Backers: Ruth Davidson, Jeremy Wright, Chris Skidmore.
– Matt Hancock
The Health Secretary insists a no-deal Brexit is not a credible option and Parliament would never allow it.
He has set out a Brexit delivery plan to leave by October 31, including establishing an Irish border council, made up of UK and Irish officials, to prevent the return of a hard border and time-limiting the backstop.
He has also pledged to scrap business rates for small retailers and increase a tax on internet companies to ‘level the playing field’ for high streets, and has set out his vision for a foreign policy that boosts trade and ‘resists protectionism’, while also promising to ‘uphold our values’.
Key quote: ‘If in order to deliver Brexit we were to change who we are as a country we would have failed.’
What he’s said about drugs: Is understood to have tried cannabis as a student but has not used drugs since university.
Backers: Damian Green, Tracey Crouch, Caroline Spelman.
– Andrea Leadsom
The former leader of the Commons, who ran against Mrs May for the party leadership in 2016, was another prominent member of the Vote Leave campaign.
She has set out a plan to scrap the Withdrawal Agreement and instead ‘massively ramp up’ preparations for a ‘managed’ exit without a full deal.
Mrs Leadsom has also promised to tackle climate change at home and abroad and establish a cross-party commission to find a solution to funding social care, and has warned that bold tax-cutting pledges could easily be blocked by Parliament.
Key quote: ‘I truly believe in the bright future that awaits us once we leave the EU. And I think I have the best plan that I’ve seen for delivering a managed exit.’
What she’s said about drugs: Told the Independent that she ‘smoked weed at university and have never smoked it again since’.
Backers: Chris Heaton-Harris, Heather Wheeler, Derek Thomas
– Sam Gyimah
As the only contender open to a second referendum, the former universities minister is widely seen as a rank outsider.
His five-point plan would give MPs a ‘final chance’ to get a Brexit deal through Parliament while also preparing for a referendum if that failed.
The public would be offered a binding choice between a no-deal Brexit, a revised deal or remaining in the EU.
Key quote: ‘The world won’t wait for Westminster, no matter how loudly we shout, and no matter how damaging a prolonged Brexit process is for Britain.’
What he’s said about drugs: Has denied taking any drugs.
Backers: Dominic Grieve, Guto Bebb, Phillip Lee
– Esther McVey
The committed Brexiteer has said she would fill her Cabinet with fellow believers.
She has called for the Tories to ’embrace’ a no-deal Brexit in order to make sure the UK leaves on October 31.
Elsewhere, she has caused controversy with comments championing the right of parents to take their children out of lessons on same-sex relationships.
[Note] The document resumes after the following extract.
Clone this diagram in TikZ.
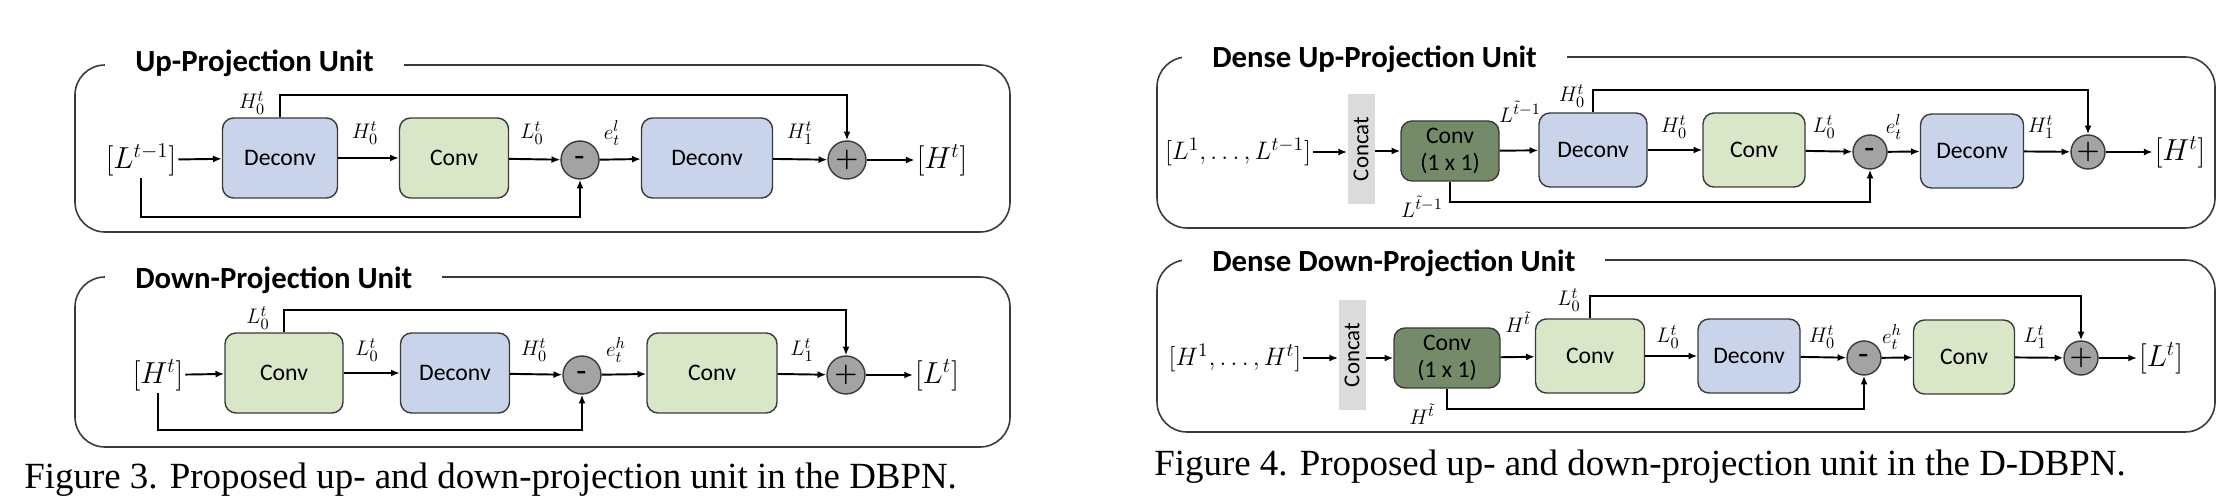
\documentclass[tikz,border=0pt]{standalone}
\usepackage{fontspec}
\usepackage{amsmath}
\usetikzlibrary{arrows.meta}
\newfontfamily\carl{Carlito}
\newfontfamily\capf{Liberation Serif}
\definecolor{dblue}{HTML}{C9D3EA}
\definecolor{dgreen}{HTML}{D9E6C8}
\definecolor{dkgreen}{HTML}{758A69}
\definecolor{cgray}{HTML}{A3A3A3}
\definecolor{bord}{HTML}{3A3A3A}
\begin{document}
\begin{tikzpicture}[x=0.02cm,y=-0.02cm,
  frame/.style={draw=bord,line width=0.9pt,rounded corners=0.6cm},
  title/.style={fill=white,inner xsep=0.6cm,inner ysep=2pt,font=\carl\bfseries\fontsize{17.5}{20}\selectfont},
  blk/.style 2 args={draw=bord,line width=0.8pt,rounded corners=0.22cm,font=\carl\fontsize{13.5}{15}\selectfont,
     minimum width={#1*0.02cm},minimum height={#2*0.02cm},inner sep=0pt,align=center},
  deconv/.style 2 args={blk={#1}{#2},fill=dblue},
  conv/.style 2 args={blk={#1}{#2},fill=dgreen},
  conv1/.style 2 args={blk={#1}{#2},fill=dkgreen},
  op/.style={circle,draw=bord,line width=0.8pt,fill=cgray,minimum size=0.76cm,inner sep=0pt,font=\bfseries\fontsize{15}{15}\selectfont},
  concat/.style={fill=black!14,rotate=90,minimum width={110*0.02cm},minimum height={27*0.02cm},inner sep=0pt,font=\carl\fontsize{13}{15}\selectfont},
  io/.style={font=\fontsize{17}{20}\selectfont,inner sep=1pt},
  io4/.style={font=\fontsize{15}{18}\selectfont,inner sep=1pt},
  lab/.style={font=\fontsize{13}{15}\selectfont,inner sep=0pt},
  ar/.style={line width=1.1pt,-{Latex[length=5pt,width=4pt]}},
  captxt/.style={font=\capf\fontsize{21}{24}\selectfont,anchor=west,inner sep=0pt}]
\useasboundingbox (0,0) rectangle (2220,502);
%%%%%%%% Figure 3 up
\draw[frame] (75,65) rectangle (1010,232);
\node[title,anchor=west] (t3u) at (105,63) {Up-Projection Unit};
\node[io] (a1) at (141,160) {$[L^{t-1}]$};
\node[deconv={115}{80}] (d1) at (280,158) {Deconv};
\node[conv={109}{80}] (c1) at (454,158) {Conv};
\node[op] (m1) at (580,160) {-};
\node[deconv={131}{80}] (d2) at (707,158) {Deconv};
\node[op] (p1) at (847,160) {+};
\node[io] (o1) at (942,160) {$[H^{t}]$};
\draw[ar] (a1) -- (d1);
\draw[ar] (d1) -- (c1);
\draw[ar] (c1) -- (m1);
\draw[ar] (m1) -- (d2);
\draw[ar] (d2) -- (p1);
\draw[ar] (p1) -- (o1);
\coordinate (t1) at (847,95);
\draw[ar] (d1.north) |- (t1) -- (p1.north);
\coordinate (b1) at (141,217);
\draw[ar] (a1.south) -- (a1.south |- b1) -| (m1.south);
\node[lab] (l11) at (252,103) {$H_0^t$};
\node[lab] (l12) at (365,133) {$H_0^t$};
\node[lab] (l13) at (532,133) {$L_0^t$};
\node[lab] (l14) at (612,133) {$e_t^l$};
\node[lab] (l15) at (800,133) {$H_1^t$};
%%%%%%%% Figure 3 down
\draw[frame] (75,277) rectangle (1010,447);
\node[title,anchor=west] (t3d) at (105,280) {Down-Projection Unit};
\node[io] (a2) at (158,375) {$[H^{t}]$};
\node[conv={118}{80}] (c2) at (284,373) {Conv};
\node[deconv={109}{80}] (d3) at (455,373) {Deconv};
\node[op] (m2) at (582,375) {-};
\node[conv={130}{80}] (c3) at (712,373) {Conv};
\node[op] (p2) at (846,375) {+};
\node[io] (o2) at (937,375) {$[L^{t}]$};
\draw[ar] (a2) -- (c2);
\draw[ar] (c2) -- (d3);
\draw[ar] (d3) -- (m2);
\draw[ar] (m2) -- (c3);
\draw[ar] (c3) -- (p2);
\draw[ar] (p2) -- (o2);
\coordinate (t2) at (846,310);
\draw[ar] (c2.north) |- (t2) -- (p2.north);
\coordinate (b2) at (156,430);
\draw[ar] (a2.south) -- (a2.south |- b2) -| (m2.south);
\node[lab] (l21) at (258,318) {$L_0^t$};
\node[lab] (l22) at (367,350) {$L_0^t$};
\node[lab] (l23) at (534,350) {$H_0^t$};
\node[lab] (l24) at (616,350) {$e_t^h$};
\node[lab] (l25) at (802,350) {$L_1^t$};
\node[captxt] (cap3) at (24,480) {Figure 3. Proposed up- and down-projection unit in the DBPN.};
%%%%%%%% Figure 4 up
\draw[frame] (1157,57) rectangle (2215,228);
\node[title,anchor=west] (t4u) at (1182,59) {Dense Up-Projection Unit};
\node[io4] (a3) at (1238,152) {$[L^{1},\ldots,L^{t-1}]$};
\node[concat] (k1) at (1361,149) {Concat};
\node[conv1={98}{60}] (q1) at (1450,151) {Conv\\(1 x 1)};
\node[deconv={108}{74}] (d4) at (1593,150) {Deconv};
\node[conv={102}{74}] (c4) at (1754,150) {Conv};
\node[op,minimum size=0.68cm] (m3) at (1870,152) {-};
\node[deconv={103}{74}] (d5) at (1972,151) {Deconv};
\node[op,minimum size=0.68cm] (p3) at (2088,152) {+};
\node[io] (o3) at (2180,152) {$[H^{t}]$};
\draw[ar] (a3) -- (k1.north |- a3);
\draw[ar] (k1.south |- q1) -- (q1);
\draw[ar] (q1) -- (d4);
\draw[ar] (d4) -- (c4);
\draw[ar] (c4) -- (m3);
\draw[ar] (m3) -- (d5);
\draw[ar] (d5) -- (p3);
\draw[ar] (p3) -- (o3);
\coordinate (t3) at (2088,90);
\draw[ar] (d4.north) |- (t3) -- (p3.north);
\coordinate (b3) at (1450,202);
\draw[ar] (q1.south) |- (b3) -| (m3.south);
\node[lab] (l31) at (1572,96) {$H_0^t$};
\node[lab] (l32) at (1520,112) {$L^{\tilde{t}-1}$};
\node[lab] (l33) at (1674,127) {$H_0^t$};
\node[lab] (l34) at (1824,127) {$L_0^t$};
\node[lab] (l35) at (1894,127) {$e_t^l$};
\node[lab] (l36) at (2041,127) {$H_1^t$};
\node[lab] (l37) at (1422,207) {$L^{\tilde{t}-1}$};
%%%%%%%% Figure 4 down
\draw[frame] (1157,260) rectangle (2215,432);
\node[title,anchor=west] (t4d) at (1182,263) {Dense Down-Projection Unit};
\node[io4] (a4) at (1235,358) {$[H^{1},\ldots,H^{t}]$};
\node[concat] (k2) at (1352,355) {Concat};
\node[conv1={106}{60}] (q2) at (1447,358) {Conv\\(1 x 1)};
\node[conv={109}{74}] (c5) at (1590,356) {Conv};
\node[deconv={102}{74}] (d6) at (1749,356) {Deconv};
\node[op,minimum size=0.68cm] (m4) at (1864,358) {-};
\node[conv={101}{74}] (c6) at (1964,357) {Conv};
\node[op,minimum size=0.68cm] (p4) at (2081,358) {+};
\node[io] (o4) at (2161,358) {$[L^{t}]$};
\draw[ar] (a4) -- (k2.north |- a4);
\draw[ar] (k2.south |- q2) -- (q2);
\draw[ar] (q2) -- (c5);
\draw[ar] (c5) -- (d6);
\draw[ar] (d6) -- (m4);
\draw[ar] (m4) -- (c6);
\draw[ar] (c6) -- (p4);
\draw[ar] (p4) -- (o4);
\coordinate (t4) at (2081,296);
\draw[ar] (c5.north) |- (t4) -- (p4.north);
\coordinate (b4) at (1448,409);
\draw[ar] (q2.south) |- (b4) -| (m4.south);
\node[lab] (l41) at (1569,300) {$L_0^t$};
\node[lab] (l42) at (1518,322) {$H^{\tilde{t}}$};
\node[lab] (l43) at (1668,337) {$L_0^t$};
\node[lab] (l44) at (1822,337) {$H_0^t$};
\node[lab] (l45) at (1892,337) {$e_t^h$};
\node[lab] (l46) at (2035,337) {$L_1^t$};
\node[lab] (l47) at (1422,414) {$H^{\tilde{t}}$};
\node[captxt] (cap4) at (1154,467) {Figure 4. Proposed up- and down-projection unit in the D-DBPN.};
\end{tikzpicture}
\end{document}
Key quote: ‘I think you need to have people who believe in Brexit to deliver this by October 31.’
What she’s said about drugs: A spokesman told The Telegraph she ‘has never taken cocaine and never would’.
Backers: Pauline Latham, Phillip Davies, Andrew Lewer
– Mark Harper
A former Conservative chief whip and Remain supporter who now accepts the referendum result, Mr Harper acknowledges he is an underdog in the leadership race.
He has called for a ‘short, focused’ extension to allow for the deal to be renegotiated but said he would be prepared to leave with no deal if that is not possible.
He has claimed sticking to an undeliverable October 31 exit date could risk making Nigel Farage even stronger.
Key quote: ‘I know what people want to hear but I am not going to tell people what they want to hear if I don’t think it is credible.’
What he’s said about drugs: Has denied taking any drugs.
Backers: William Wragg, Jackie Doyle-Price, Scott Mann.